Activity recognition in video is dominated by low- and mid-level features, and while demonstrably capable, by nature, these features carry little semantic meaning. Inspired by the recent object bank approach to image representation, we present Action Bank, a new high-level representation of video. Action bank is comprised of many individual action detectors sampled broadly in semantic space as well as viewpoint space. Our representation is constructed to be semantically rich and even when paired with simple linear SVM classifiers is capable of highly discriminative performance. We have tested action bank on four major activity recognition benchmarks. In all cases, our performance is significantly better than the state of the art, namely 98.2% on KTH (better by 3.3%), 95.0% on UCF Sports (better by 3.7%), 76.4% on UCF50 (baseline is 47.9%), and 38.0% on HMDB51 (baseline is 23.2%). Furthermore, when we analyze the classifiers, we find strong transfer of semantics from the constituent action detectors to the bank classifier.
  S. Sadanand and J. J. Corso. Action bank: A high-level representation of activity in video. In Proceedings of IEEE Conference on Computer Vision and Pattern Recognition, 2012. [ bib | code | project | .pdf ]
More information, data and code are available at the project page.

Dynamic Pose for Human Activity Recognition

Recent work in human activity recognition has focused on bottom-up approaches that rely on spatiotemporal features, both dense and sparse. In contrast, articulated motion, which naturally incorporates explicit human action information, has not been heavily studied; a fact likely due to the inherent challenge in modeling and inferring articulated human motion from video. However, recent developments in data-driven human pose estimation have made it plausible. In this work, we extend these developments with a new middle-level representation called dynamic pose that couples the local motion information directly and in- dependently with human skeletal pose, and present an appropriate distance function on the dynamic poses. We demonstrate the representative power of dynamic pose over raw skeletal pose in an activity recognition setting, using simple codebook matching and support vector machines as the classifier. Our results conclusively demonstrate that dynamic pose is a more powerful representation of human action than skeletal pose.
  R. Xu, P. Agarwal, S. Kumar, V. N. Krovi, and J. J. Corso. Combining skeletal pose with local motion for human activity recognition. In Proceedings of VII Conference on Articulated Motion and Deformable Objects, 2012. [ bib | slides | .pdf ]

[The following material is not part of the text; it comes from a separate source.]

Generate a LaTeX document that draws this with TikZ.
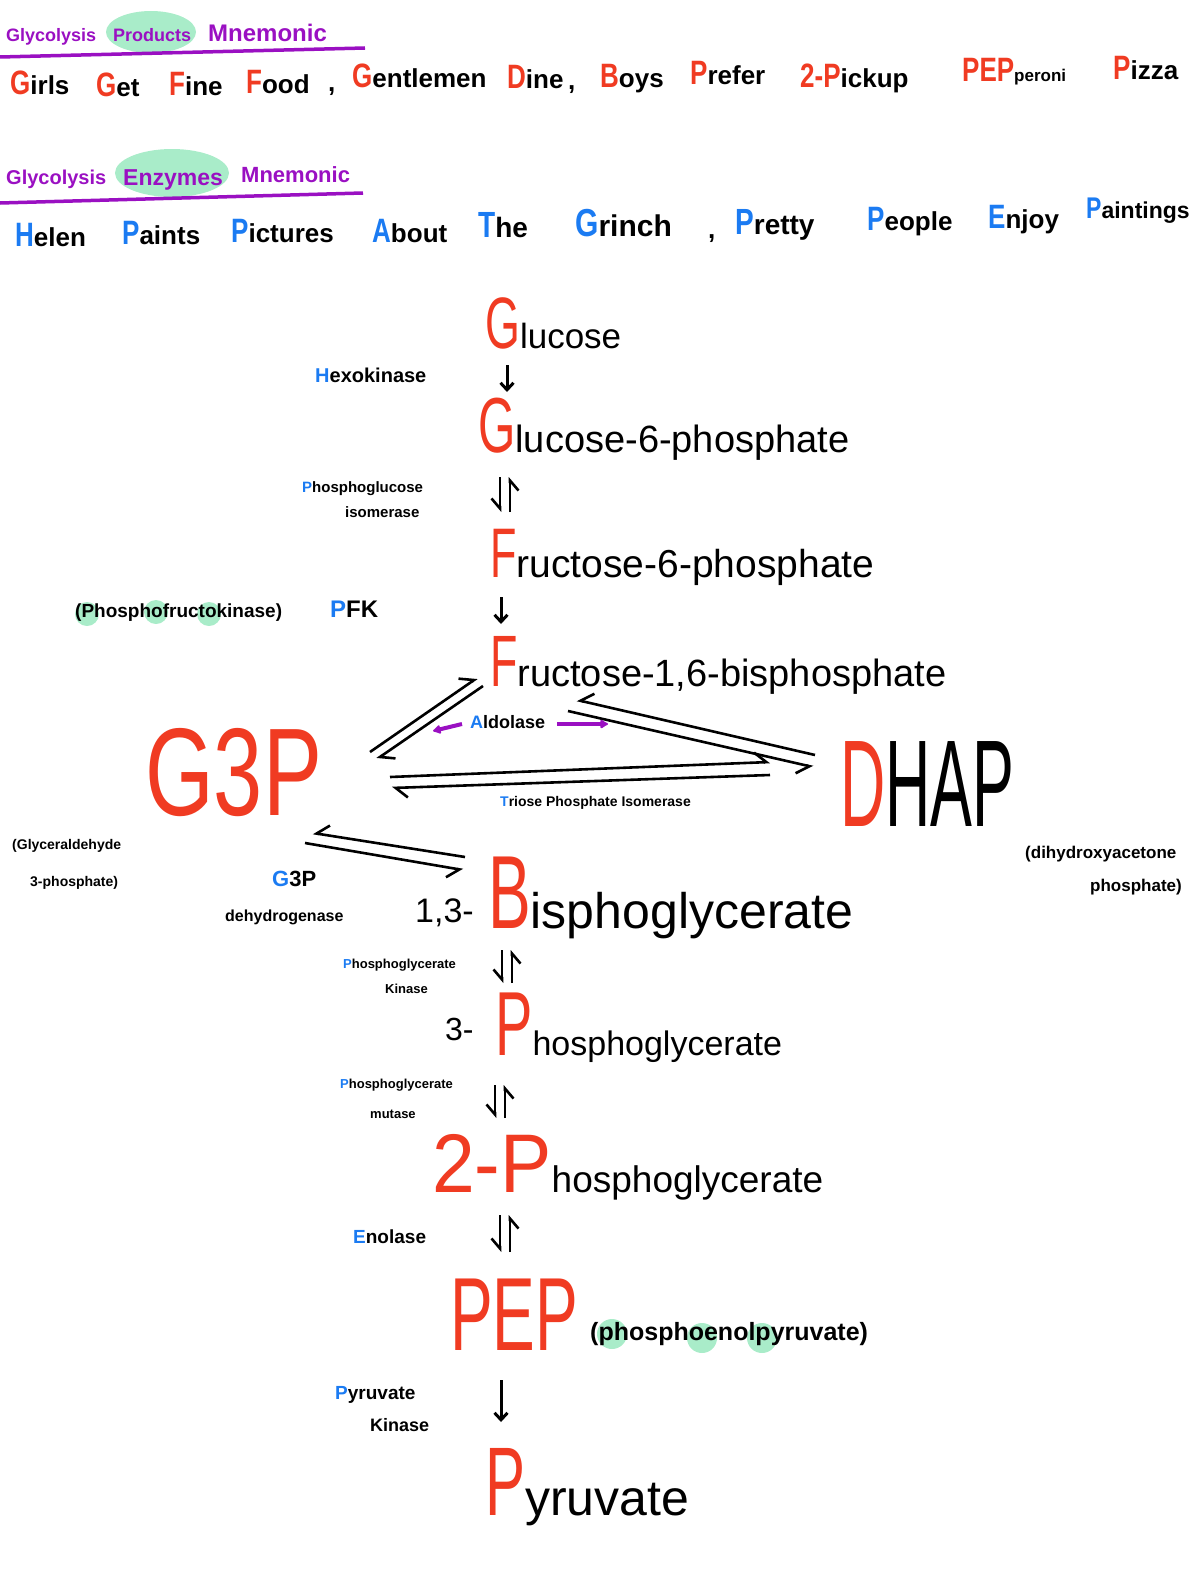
\documentclass[tikz,border=0pt]{standalone}
\usepackage{fontspec}
\setmainfont{Liberation Sans}
\usepackage{graphicx}
\usetikzlibrary{
    arrows.meta,            % Straight Barb harpoons.
    positioning
}

\definecolor{prodred}{HTML}{F03B22}
\definecolor{enzblue}{HTML}{1B7BF2}
\definecolor{mnpurple}{HTML}{9A10C2}
\definecolor{hlgreen}{HTML}{A9ECC9}

\newcommand{\fsz}[1]{\fontsize{#1}{#1}\selectfont}
\newcommand{\rw}[1]{\textcolor{prodred}{\scalebox{1}[1.3]{#1}}}
\newcommand{\bw}[1]{\textcolor{enzblue}{\scalebox{1}[1.3]{#1}}}
\newcommand{\capred}[3][0.8]{{\color{prodred}\fsz{#2}\scalebox{#1}[1.3]{#3}}}

\tikzset{
    word/.style={anchor=base west, inner sep=0pt, font=\bfseries\fsz{26}},
    head/.style={anchor=base west, inner sep=0pt, text=mnpurple, font=\bfseries\fsz{20}},
    prod/.style={anchor=base west, inner sep=0pt},
    enz/.style={anchor=base west, inner sep=0pt, font=\bfseries\fsz{16}},
    fwd/.style={line width=3pt, -{Straight Barb[length=7pt, width=13pt]}},
    hp/.style={line width=2.6pt, -{Straight Barb[harpoon, length=12pt, width=20pt]}},
    hps/.style={line width=2.6pt, -{Straight Barb[harpoon, swap, length=10pt, width=17pt]}},
    ald/.style={mnpurple, line width=4pt, -{Latex[round, length=9pt, width=11pt]}},
    hl/.style={fill=hlgreen, draw=none},
    uline/.style={mnpurple, line width=3.5pt}
}

\begin{document}
\begin{tikzpicture}[x=1pt, y=-1pt]
    \useasboundingbox (0,0) rectangle (1200,1576);
    % green highlights
    \fill[hl] (151,32) ellipse [x radius=45pt, y radius=21pt];
    \fill[hl] (172,173) ellipse [x radius=57pt, y radius=24pt];
    \fill[hl] (87,614) circle [radius=12pt];
    \fill[hl] (156,612) circle [radius=12pt];
    \fill[hl] (209,614) circle [radius=12pt];
    \fill[hl] (612,1334) circle [radius=15pt];
    \fill[hl] (702,1338) circle [radius=15pt];
    \fill[hl] (762,1338) circle [radius=15pt];

    % products mnemonic
    \node[head, font=\bfseries\fsz{18}] (ha1) at (6,42) {Glycolysis};
    \node[head, font=\bfseries\fsz{18}] (ha2) at (113,42) {Products};
    \node[head, font=\bfseries\fsz{24}] (ha3) at (208,42) {Mnemonic};
    \draw[uline] (0,57) -- (365,48);
    \node[word] (m1) at (10,95) {\rw{G}irls};
    \node[word] (m2) at (96,97) {\rw{G}et};
    \node[word] (m3) at (169,96) {\rw{F}ine};
    \node[word] (m4) at (246,94) {\rw{F}ood};
    \node[word] (m5) at (328,92) {,};
    \node[word] (m6) at (352,88) {\rw{G}entlemen};
    \node[word] (m7) at (507,89) {\rw{D}ine};
    \node[word] (m8) at (568,90) {,};
    \node[word] (m9) at (600,88) {\rw{B}oys};
    \node[word] (m10) at (690,85) {\rw{P}refer};
    \node[word] (m11) at (800,88) {\rw{2-P}ickup};
    \node[word] (m12) at (962,82) {\rw{PEP}{\fsz{17}peroni}};
    \node[word] (m13) at (1113,80) {\rw{P}izza};

    % enzymes mnemonic
    \node[head] (hb1) at (6,184) {Glycolysis};
    \node[head, font=\bfseries\fsz{23}] (hb2) at (123,185) {Enzymes};
    \node[head, font=\bfseries\fsz{22}] (hb3) at (241,182) {Mnemonic};
    \draw[uline] (0,203) -- (363,193);
    \node[word] (n1) at (15,246) {\bw{H}elen};
    \node[word] (n2) at (122,244) {\bw{P}aints};
    \node[word] (n3) at (231,242) {\bw{P}ictures};
    \node[word] (n4) at (372,242) {\bw{A}bout};
    \node[word, font=\bfseries\fsz{28}] (n5) at (478,237) {\bw{T}he};
    \node[word, font=\bfseries\fsz{30}] (n6) at (575,236) {\bw{G}rinch};
    \node[word] (n7) at (708,238) {,};
    \node[word, font=\bfseries\fsz{28}] (n8) at (735,234) {\bw{P}retty};
    \node[word] (n9) at (867,230) {\bw{P}eople};
    \node[word] (n10) at (988,228) {\bw{E}njoy};
    \node[word, font=\bfseries\fsz{23}] (n11) at (1086,218) {\bw{P}aintings};

    % pathway
    \node[prod] (glc) at (485,348) {\capred{56}{G}\fsz{35}lucose};
    \node[prod] (g6p) at (478,452) {\capred{60}{G}\fsz{38}lucose-6-phosphate};
    \node[prod] (f6p) at (490,577) {\capred{54}{F}\fsz{39}ructose-6-phosphate};
    \node[prod] (f16bp) at (490,686) {\capred{56}{F}\fsz{38}ructose-1,6-bisphosphate};
    \node[prod] (g3p) at (145,815) {\capred[0.92]{96}{G3P}};
    \node[prod] (dhap) at (840,826) {\fsz{95}\scalebox{0.66}[1.3]{\textcolor{prodred}{D}HAP}};
    \node[prod, font=\fsz{34}] (bpgpre) at (415,922) {1,3-};
    \node[prod] (bpg) at (488,928) {\capred{80}{B}\fsz{50}isphoglycerate};
    \node[prod, font=\fsz{32}] (pg3pre) at (445,1040) {3-};
    \node[prod] (pg3) at (495,1055) {\capred{70}{P}\fsz{34}hosphoglycerate};
    \node[prod] (pg2) at (432,1192) {\capred[1.2]{64}{2-P}\fsz{37}hosphoglycerate};
    \node[prod] (pep) at (450,1350) {\capred{80}{PEP}};
    \node[prod, font=\bfseries\fsz{25}] (pepname) at (590,1340) {(phosphoenolpyruvate)};
    \node[prod] (pyr) at (485,1515) {\capred{75}{P}\fsz{50}yruvate};

    % enzymes
    \node[enz, font=\bfseries\fsz{20}] (hk) at (315,382) {\textcolor{enzblue}{H}exokinase};
    \node[enz, font=\bfseries\fsz{15}] (pgia) at (302,492) {\textcolor{enzblue}{P}hosphoglucose};
    \node[enz, font=\bfseries\fsz{15}] (pgib) at (345,517) {isomerase};
    \node[enz, font=\bfseries\fsz{19}] (pfkname) at (75,617) {(Phosphofructokinase)};
    \node[enz, font=\bfseries\fsz{24}] (pfk) at (330,617) {\textcolor{enzblue}{P}FK};
    \node[enz, font=\bfseries\fsz{18}] (aldo) at (470,728) {\textcolor{enzblue}{A}ldolase};
    \node[enz, font=\bfseries\fsz{14}] (tpi) at (500,806) {\textcolor{enzblue}{T}riose Phosphate Isomerase};
    \node[enz, font=\bfseries\fsz{14}] (galda) at (12,849) {(Glyceraldehyde};
    \node[enz, font=\bfseries\fsz{14}] (galdb) at (30,886) {3-phosphate)};
    \node[enz, font=\bfseries\fsz{22}] (gapdha) at (272,886) {\textcolor{enzblue}{G}3P};
    \node[enz] (gapdhb) at (225,921) {dehydrogenase};
    \node[enz, font=\bfseries\fsz{17}] (dhapa) at (1025,858) {(dihydroxyacetone};
    \node[enz, font=\bfseries\fsz{17}] (dhapb) at (1090,891) {phosphate)};
    \node[enz, font=\bfseries\fsz{13}] (pgka) at (343,968) {\textcolor{enzblue}{P}hosphoglycerate};
    \node[enz, font=\bfseries\fsz{13}] (pgkb) at (385,993) {Kinase};
    \node[enz, font=\bfseries\fsz{13}] (pgma) at (340,1088) {\textcolor{enzblue}{P}hosphoglycerate};
    \node[enz, font=\bfseries\fsz{13}] (pgmb) at (370,1118) {mutase};
    \node[enz, font=\bfseries\fsz{19}] (eno) at (353,1243) {\textcolor{enzblue}{E}nolase};
    \node[enz, font=\bfseries\fsz{19}] (pka) at (335,1399) {\textcolor{enzblue}{P}yruvate};
    \node[enz, font=\bfseries\fsz{18}] (pkb) at (370,1431) {Kinase};

    % one-way steps
    \coordinate (s1a) at (507,365);  \coordinate (s1b) at (507,392);
    \coordinate (s3a) at (501,597);  \coordinate (s3b) at (501,624);
    \coordinate (s10a) at (501,1380); \coordinate (s10b) at (501,1422);
    \draw[fwd] (s1a) -- (s1b);
    \draw[fwd] (s3a) -- (s3b);
    \draw[fwd] (s10a) -- (s10b);

    % reversible steps in the column
    \foreach \x/\ya/\yb in {505/477/512, 507/950/983, 500/1085/1118, 505/1215/1252} {
        \draw[hps] (\x-5,\ya) -- (\x-5,\yb);
        \draw[hps] (\x+5,\yb) -- (\x+5,\ya);
    }

    % aldolase split
    \coordinate (ga1) at (370,752); \coordinate (fa1) at (477,678);
    \coordinate (fa2) at (483,686); \coordinate (ga2) at (377,759);
    \draw[hp] (ga1) -- (fa1);
    \draw[hp] (fa2) -- (ga2);
    \coordinate (fd1) at (568,711); \coordinate (df1) at (813,767);
    \coordinate (df2) at (815,755); \coordinate (fd2) at (577,700);
    \draw[hps, -{Straight Barb[harpoon, swap, length=12pt, width=20pt]}] (df2) -- (fd2);
    \draw[hps, -{Straight Barb[harpoon, swap, length=12pt, width=20pt]}] (fd1) -- (df1);
    \draw[ald] (462,724) -- (433,731);
    \draw[ald] (557,724) -- (608,724);

    % triose isomerase
    \coordinate (gd1) at (390,777); \coordinate (dg1) at (770,762);
    \coordinate (dg2) at (770,775); \coordinate (gd2) at (392,788);
    \draw[hp] (gd1) -- (dg1);
    \draw[hp] (dg2) -- (gd2);

    % G3P dehydrogenase
    \coordinate (gb1) at (305,843); \coordinate (bg1) at (463,870);
    \coordinate (bg2) at (465,857); \coordinate (gb2) at (313,833);
    \draw[hps, -{Straight Barb[harpoon, swap, length=12pt, width=20pt]}] (bg2) -- (gb2);
    \draw[hps, -{Straight Barb[harpoon, swap, length=12pt, width=20pt]}] (gb1) -- (bg1);
\end{tikzpicture}
\end{document}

Evaluation of Supervoxels for Early Video Processing

Supervoxel segmentation has strong potential to be incorporated into early video analysis as superpixel segmentation has in image analysis. However, there are many plausible supervoxel methods and little understanding as to when and where each is most appropriate. Indeed, we are not aware of a single comparative study on supervoxel segmentation. To that end, we study five supervoxel algorithms in the context of what we consider to be a good supervoxel: namely, spatiotemporal uniformity, object/region boundary detection, region compression and parsimony. For the evaluation we propose a comprehensive suite of 3D volumetric quality metrics to measure these desirable supervoxel characteristics. Our findings have led us to conclusive evidence that the hierarchical graph-based and segmentation by weighted aggregation methods perform best and almost equally-well.
  C. Xu and J. J. Corso. Evaluation of super-voxel methods for early video processing. In Proceedings of IEEE Conference on Computer Vision and Pattern Recognition, 2012. [ bib | code | project | .pdf ]
All supervoxel methods are included as part of LIBSVX

A Data Set for Video Label Propagation

The effective propagation of pixel labels through the spatial and temporal domains is vital to many computer vision and multimedia problems, yet little attention has been paid to the temporal/video domain propagation in the past. We have begun to explore this problem in the context of general real-world "videos in the wild" and surveillance videos. Our current efforts primarily focus on mixing motion information with appearance information. We have created a human-labeled data set for evaluating the video label propagation problem. This data set has also been used in our video segmentation / supervoxel evaluation.